WORK TO BE COMPLETED:
Select the lines that contain "this" and copy each of them.

GIVEN ENTRIES:
◇ ◇ ◇ ◇ ◇ ◇ ◇

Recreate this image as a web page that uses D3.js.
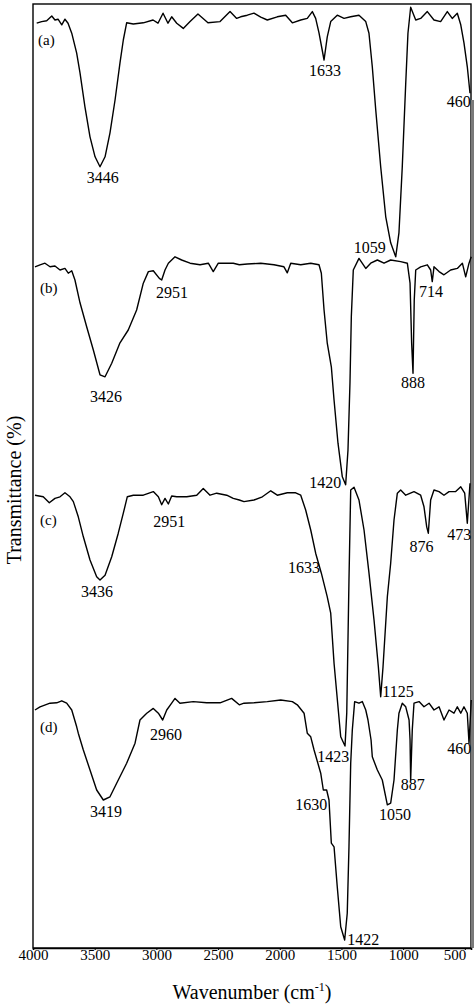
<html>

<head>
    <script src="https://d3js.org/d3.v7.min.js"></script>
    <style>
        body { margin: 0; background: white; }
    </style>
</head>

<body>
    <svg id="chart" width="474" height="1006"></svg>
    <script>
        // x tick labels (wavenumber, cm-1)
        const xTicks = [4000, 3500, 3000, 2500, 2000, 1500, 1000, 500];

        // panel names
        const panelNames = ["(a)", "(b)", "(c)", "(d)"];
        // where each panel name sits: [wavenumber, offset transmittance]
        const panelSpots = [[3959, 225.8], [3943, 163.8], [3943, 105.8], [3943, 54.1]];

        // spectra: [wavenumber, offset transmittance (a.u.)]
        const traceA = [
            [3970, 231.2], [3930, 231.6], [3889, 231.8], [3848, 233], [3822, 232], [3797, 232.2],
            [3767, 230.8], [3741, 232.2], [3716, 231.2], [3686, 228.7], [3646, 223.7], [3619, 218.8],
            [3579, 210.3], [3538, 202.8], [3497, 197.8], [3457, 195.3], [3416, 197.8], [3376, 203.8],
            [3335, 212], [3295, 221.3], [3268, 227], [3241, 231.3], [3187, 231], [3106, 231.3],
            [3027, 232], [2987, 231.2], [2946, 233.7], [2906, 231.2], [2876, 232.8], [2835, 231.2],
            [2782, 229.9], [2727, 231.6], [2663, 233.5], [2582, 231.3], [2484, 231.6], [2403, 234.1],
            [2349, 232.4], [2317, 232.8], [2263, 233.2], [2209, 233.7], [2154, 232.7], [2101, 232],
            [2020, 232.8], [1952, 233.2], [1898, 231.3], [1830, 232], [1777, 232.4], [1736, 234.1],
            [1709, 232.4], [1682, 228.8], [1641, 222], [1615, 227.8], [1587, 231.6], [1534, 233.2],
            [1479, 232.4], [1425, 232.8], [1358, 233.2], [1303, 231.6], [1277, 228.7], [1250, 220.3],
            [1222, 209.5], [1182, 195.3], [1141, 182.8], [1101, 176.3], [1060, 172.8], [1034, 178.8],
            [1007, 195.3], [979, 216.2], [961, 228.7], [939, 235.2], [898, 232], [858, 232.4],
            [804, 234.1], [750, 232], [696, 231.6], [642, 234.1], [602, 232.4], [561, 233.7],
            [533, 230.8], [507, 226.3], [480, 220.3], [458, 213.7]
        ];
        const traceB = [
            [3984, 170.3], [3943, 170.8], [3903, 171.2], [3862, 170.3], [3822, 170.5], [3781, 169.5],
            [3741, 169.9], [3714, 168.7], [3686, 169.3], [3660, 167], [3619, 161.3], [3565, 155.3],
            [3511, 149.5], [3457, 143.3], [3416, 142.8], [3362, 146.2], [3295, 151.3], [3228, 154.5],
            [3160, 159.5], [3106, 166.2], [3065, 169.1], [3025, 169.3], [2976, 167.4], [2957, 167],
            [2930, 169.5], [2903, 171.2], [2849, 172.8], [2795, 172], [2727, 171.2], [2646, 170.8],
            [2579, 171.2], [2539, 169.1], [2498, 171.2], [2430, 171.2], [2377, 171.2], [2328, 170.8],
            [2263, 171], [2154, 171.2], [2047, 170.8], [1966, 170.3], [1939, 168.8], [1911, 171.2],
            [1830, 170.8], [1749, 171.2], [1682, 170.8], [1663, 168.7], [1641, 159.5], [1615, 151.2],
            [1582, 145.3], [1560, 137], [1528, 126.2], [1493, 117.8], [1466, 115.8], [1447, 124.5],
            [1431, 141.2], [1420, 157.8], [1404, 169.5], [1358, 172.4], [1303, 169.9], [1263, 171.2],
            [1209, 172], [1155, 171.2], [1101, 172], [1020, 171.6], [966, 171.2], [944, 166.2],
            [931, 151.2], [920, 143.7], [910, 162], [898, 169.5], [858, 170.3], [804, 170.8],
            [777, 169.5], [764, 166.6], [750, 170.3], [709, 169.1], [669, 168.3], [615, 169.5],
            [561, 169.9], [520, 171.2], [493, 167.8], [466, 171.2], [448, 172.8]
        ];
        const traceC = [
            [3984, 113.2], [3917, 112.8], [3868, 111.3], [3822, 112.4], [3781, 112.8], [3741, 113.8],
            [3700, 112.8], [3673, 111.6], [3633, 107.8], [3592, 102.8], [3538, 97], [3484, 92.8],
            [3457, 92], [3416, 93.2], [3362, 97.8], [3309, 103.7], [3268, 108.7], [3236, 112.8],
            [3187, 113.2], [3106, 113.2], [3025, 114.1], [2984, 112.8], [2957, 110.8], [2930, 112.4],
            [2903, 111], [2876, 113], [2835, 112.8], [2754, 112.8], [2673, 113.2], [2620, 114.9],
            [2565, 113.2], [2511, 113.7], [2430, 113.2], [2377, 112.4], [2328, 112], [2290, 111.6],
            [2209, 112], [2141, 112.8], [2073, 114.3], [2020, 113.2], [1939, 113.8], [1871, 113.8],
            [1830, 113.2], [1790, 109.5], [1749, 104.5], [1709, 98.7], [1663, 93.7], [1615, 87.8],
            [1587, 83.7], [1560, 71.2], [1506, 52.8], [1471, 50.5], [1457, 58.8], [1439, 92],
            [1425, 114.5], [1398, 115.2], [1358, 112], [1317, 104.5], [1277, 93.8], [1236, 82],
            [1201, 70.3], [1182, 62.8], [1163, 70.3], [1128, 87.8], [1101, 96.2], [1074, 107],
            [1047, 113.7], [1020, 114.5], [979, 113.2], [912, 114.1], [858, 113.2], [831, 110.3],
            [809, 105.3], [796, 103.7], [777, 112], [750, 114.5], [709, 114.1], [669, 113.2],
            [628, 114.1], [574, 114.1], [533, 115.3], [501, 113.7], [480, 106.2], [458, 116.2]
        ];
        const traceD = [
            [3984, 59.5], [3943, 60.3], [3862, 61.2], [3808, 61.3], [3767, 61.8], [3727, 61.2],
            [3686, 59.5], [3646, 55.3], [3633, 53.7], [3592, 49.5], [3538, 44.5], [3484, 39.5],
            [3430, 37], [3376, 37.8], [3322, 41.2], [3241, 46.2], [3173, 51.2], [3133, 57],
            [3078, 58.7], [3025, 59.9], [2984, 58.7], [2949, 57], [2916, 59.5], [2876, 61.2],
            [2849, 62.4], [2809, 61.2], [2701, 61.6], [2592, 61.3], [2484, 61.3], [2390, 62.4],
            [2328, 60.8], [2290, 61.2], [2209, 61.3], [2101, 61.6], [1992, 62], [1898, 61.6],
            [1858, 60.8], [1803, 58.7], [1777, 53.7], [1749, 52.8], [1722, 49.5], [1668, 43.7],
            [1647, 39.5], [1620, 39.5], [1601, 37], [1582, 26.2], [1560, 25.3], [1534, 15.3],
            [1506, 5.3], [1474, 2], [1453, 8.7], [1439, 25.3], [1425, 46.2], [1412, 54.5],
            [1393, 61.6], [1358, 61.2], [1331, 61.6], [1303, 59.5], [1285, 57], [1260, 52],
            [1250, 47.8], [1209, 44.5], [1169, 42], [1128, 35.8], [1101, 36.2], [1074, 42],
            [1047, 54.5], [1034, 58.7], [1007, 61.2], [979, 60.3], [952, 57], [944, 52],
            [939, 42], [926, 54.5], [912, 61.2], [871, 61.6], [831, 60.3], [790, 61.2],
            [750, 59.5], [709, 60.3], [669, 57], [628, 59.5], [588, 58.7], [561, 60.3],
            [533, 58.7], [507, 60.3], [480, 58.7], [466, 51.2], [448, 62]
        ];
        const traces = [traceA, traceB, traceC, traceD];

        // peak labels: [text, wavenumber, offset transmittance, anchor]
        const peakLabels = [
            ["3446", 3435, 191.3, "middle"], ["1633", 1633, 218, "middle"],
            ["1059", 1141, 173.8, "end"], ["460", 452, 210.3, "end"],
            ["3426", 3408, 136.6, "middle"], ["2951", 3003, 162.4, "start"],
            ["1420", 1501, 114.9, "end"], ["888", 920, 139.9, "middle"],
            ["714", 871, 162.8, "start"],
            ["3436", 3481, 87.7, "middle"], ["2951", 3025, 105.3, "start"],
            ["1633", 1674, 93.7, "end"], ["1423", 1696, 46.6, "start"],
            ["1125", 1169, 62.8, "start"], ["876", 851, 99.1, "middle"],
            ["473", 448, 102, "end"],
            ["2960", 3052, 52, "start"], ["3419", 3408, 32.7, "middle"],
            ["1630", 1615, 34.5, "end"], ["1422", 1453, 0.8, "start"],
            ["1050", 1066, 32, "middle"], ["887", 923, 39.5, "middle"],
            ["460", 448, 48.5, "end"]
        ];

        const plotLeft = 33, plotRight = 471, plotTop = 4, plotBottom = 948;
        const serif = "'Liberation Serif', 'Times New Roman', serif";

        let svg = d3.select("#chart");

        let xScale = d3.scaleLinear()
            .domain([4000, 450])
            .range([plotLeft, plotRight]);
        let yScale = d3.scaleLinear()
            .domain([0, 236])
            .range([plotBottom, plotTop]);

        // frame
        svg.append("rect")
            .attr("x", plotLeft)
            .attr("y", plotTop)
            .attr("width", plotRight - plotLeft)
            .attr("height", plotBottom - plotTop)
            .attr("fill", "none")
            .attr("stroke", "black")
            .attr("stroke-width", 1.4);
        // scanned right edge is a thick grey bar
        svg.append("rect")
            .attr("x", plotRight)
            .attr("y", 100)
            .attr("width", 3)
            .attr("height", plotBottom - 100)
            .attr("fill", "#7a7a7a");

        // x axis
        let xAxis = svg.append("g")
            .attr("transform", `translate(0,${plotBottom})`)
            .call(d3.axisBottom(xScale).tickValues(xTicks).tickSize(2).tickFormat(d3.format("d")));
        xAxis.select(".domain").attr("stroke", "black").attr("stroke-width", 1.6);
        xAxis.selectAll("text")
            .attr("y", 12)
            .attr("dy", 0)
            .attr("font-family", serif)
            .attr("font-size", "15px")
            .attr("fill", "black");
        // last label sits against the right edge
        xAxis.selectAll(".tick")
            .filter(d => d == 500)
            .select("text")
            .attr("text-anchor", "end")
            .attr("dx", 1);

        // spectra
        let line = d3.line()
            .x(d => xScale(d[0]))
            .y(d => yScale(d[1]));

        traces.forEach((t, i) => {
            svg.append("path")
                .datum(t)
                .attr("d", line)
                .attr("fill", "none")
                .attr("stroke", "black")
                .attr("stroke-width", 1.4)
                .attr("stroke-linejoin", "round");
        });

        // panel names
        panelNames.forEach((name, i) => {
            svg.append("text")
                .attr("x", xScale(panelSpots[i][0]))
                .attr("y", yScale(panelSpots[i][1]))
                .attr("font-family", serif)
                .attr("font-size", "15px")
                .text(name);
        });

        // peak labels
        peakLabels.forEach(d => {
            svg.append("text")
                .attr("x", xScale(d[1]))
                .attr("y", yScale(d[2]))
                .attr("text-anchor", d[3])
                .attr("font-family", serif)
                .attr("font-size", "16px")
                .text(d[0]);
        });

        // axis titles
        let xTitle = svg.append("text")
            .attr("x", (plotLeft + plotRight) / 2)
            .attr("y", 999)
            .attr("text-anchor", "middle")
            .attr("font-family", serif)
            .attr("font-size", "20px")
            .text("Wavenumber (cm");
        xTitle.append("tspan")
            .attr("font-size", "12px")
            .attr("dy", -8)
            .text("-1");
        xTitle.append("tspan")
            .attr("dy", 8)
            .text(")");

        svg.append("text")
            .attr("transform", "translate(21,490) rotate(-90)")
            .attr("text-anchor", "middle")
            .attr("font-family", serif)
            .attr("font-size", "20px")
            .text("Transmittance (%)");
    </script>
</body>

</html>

◇ ◇ ◇ ◇ ◇ ◇ ◇

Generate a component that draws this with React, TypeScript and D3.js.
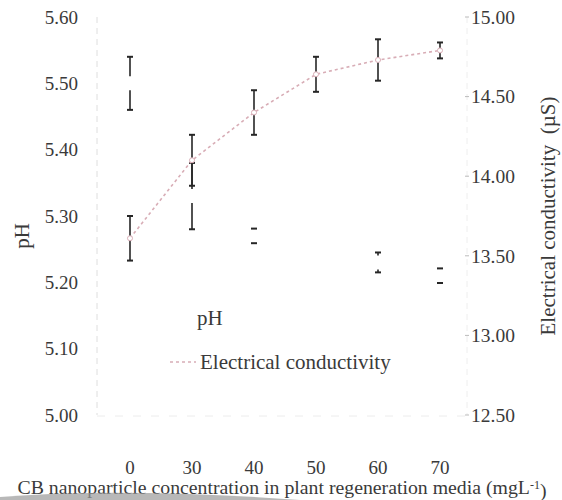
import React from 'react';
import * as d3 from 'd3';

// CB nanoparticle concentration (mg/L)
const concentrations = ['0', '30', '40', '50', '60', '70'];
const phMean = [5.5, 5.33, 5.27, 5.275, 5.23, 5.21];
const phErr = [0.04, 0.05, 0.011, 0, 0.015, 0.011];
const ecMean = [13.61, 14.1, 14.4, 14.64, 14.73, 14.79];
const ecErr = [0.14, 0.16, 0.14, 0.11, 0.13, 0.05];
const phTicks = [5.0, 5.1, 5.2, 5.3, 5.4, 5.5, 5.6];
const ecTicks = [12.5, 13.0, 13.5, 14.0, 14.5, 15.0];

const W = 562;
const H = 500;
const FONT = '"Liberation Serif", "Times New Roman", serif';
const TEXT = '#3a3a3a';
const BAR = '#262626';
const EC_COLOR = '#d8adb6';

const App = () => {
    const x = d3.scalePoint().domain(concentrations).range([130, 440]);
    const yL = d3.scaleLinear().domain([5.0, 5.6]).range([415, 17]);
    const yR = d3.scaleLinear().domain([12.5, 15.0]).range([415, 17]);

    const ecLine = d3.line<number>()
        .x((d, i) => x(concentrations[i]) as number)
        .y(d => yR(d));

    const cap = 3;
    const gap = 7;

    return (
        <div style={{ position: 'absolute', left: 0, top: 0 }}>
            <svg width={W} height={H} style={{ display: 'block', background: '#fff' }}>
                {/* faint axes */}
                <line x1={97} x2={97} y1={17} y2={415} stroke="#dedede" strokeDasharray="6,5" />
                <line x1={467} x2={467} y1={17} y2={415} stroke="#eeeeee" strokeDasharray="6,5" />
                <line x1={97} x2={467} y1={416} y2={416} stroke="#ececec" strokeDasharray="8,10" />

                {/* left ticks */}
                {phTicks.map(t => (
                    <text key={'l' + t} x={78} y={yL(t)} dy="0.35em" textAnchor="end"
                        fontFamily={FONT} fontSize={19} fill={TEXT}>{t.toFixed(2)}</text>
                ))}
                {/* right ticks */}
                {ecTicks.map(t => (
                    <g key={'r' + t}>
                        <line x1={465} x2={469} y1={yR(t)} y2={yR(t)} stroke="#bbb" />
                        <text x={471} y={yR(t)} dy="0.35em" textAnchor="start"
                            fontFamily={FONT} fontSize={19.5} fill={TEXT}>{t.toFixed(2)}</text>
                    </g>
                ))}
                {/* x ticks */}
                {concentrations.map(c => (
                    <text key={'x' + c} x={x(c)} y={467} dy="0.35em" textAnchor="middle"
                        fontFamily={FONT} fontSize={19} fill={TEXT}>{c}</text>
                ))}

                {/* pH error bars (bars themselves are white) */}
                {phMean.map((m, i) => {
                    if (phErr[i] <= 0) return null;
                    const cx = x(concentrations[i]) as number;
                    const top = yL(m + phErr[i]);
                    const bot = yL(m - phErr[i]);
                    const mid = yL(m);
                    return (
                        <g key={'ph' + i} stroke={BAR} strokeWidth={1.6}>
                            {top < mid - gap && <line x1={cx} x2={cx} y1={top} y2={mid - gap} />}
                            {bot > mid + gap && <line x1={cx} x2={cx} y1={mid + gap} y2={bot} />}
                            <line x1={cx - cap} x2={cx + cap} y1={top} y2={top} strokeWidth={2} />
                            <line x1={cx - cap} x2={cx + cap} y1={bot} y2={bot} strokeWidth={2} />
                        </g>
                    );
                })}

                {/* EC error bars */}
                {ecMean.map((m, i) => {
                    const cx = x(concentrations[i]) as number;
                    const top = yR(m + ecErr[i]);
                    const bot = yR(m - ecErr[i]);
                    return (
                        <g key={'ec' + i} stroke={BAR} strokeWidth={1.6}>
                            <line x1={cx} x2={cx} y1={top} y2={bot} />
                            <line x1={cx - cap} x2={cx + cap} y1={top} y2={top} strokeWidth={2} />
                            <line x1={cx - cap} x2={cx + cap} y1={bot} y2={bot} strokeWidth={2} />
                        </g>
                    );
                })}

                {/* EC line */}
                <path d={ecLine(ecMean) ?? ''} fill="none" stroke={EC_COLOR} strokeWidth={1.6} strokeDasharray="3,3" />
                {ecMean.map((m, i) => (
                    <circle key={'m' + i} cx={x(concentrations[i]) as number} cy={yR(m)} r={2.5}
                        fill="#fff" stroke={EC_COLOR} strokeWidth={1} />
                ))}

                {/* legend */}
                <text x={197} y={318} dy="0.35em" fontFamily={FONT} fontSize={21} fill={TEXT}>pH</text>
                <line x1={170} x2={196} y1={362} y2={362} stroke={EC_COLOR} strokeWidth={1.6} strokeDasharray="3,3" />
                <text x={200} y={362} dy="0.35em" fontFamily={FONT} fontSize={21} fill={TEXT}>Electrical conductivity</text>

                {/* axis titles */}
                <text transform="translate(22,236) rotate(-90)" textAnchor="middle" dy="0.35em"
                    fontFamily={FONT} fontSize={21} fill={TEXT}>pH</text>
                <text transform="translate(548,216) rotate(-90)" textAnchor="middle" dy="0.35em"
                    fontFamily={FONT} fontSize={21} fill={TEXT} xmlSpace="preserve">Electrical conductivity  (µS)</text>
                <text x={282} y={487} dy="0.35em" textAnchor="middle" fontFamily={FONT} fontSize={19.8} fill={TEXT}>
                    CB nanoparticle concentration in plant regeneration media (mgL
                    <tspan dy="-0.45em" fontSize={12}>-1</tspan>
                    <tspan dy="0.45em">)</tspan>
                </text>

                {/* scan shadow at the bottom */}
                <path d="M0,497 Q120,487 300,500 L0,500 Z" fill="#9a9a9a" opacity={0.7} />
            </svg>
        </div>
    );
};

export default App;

◇ ◇ ◇ ◇ ◇ ◇ ◇

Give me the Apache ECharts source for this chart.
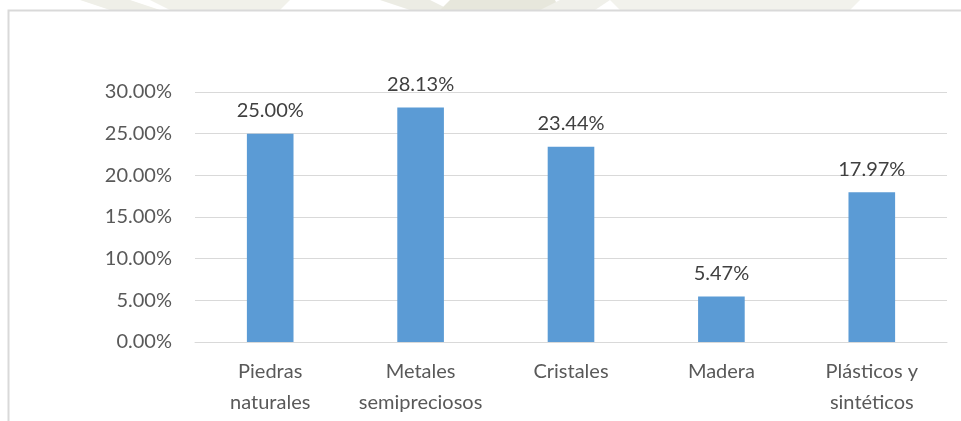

◇ ◇ ◇ ◇ ◇ ◇ ◇

EXERCISE OUTPUT:
Recreate this image as a web page that uses D3.js.
Generate a component that draws this with React, TypeScript and D3.js.
Give me the Apache ECharts source for this chart.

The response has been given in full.